Legislative Intent and History
The court further supported its reasoning by examining the legislative history surrounding the relevant tax statutes. It noted that the definition of "dividend" had evolved to include distributions made during liquidations, clearly indicating that such distributions were intended to be treated as taxable income. The court referenced past legislative attempts to alter this treatment, highlighting that a proposed amendment to exempt liquidating dividends from taxation had been vetoed by the Governor. The court concluded that the consistent legislative intent had been to classify liquidation distributions as taxable dividends, which was evident from the amendments and legislative discussions over the years. This historical perspective reinforced the court's finding that the current statutory language was deliberately crafted to ensure that distributions reflecting corporate earnings were taxable, regardless of the individual shareholders' investment histories.
Constitutional Considerations
In addressing the constitutional arguments presented by the appellants, the court found them to be without merit. The appellants claimed that the imposition of an income tax on liquidation distributions violated Articles 15 and 23 of the Maryland Declaration of Rights, as well as the due process clause of the Fourteenth Amendment. However, the court clarified that the state income tax was not classified as a property tax; thus, it did not fall under the uniformity requirements of Article 15. The court also cited precedential U.S. Supreme Court cases affirming the authority of states to tax earnings and profits distributed as dividends, further establishing that the tax imposed was constitutionally valid.
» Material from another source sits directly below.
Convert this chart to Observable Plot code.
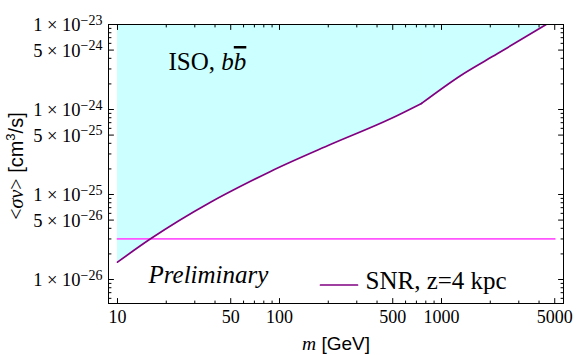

Ultimately, the court concluded that the taxation of such distributions did not contravene any constitutional provisions, thereby solidifying the legal basis for the Comptroller's assessments.
Conclusion and Affirmation of Judgments
Based on the statutory definitions, the rejection of the appellants' claims, the legislative history, and the constitutional analysis, the court affirmed the judgments of the lower court. The court determined that the payments received by the stockholders in the liquidation of the Monumental Radio Corporation were indeed taxable as income under Maryland law. It reiterated that the legislature had the authority to define taxable income and that the payments were categorized appropriately as dividends because they represented corporate earnings. The court held that if any perceived unfairness existed in the taxation of such payments, it was the responsibility of the legislature to address this concern, not the courts. Consequently, the court ordered the appellants to bear the costs associated with the appeal, solidifying the tax assessments made by the Comptroller as lawful and justified.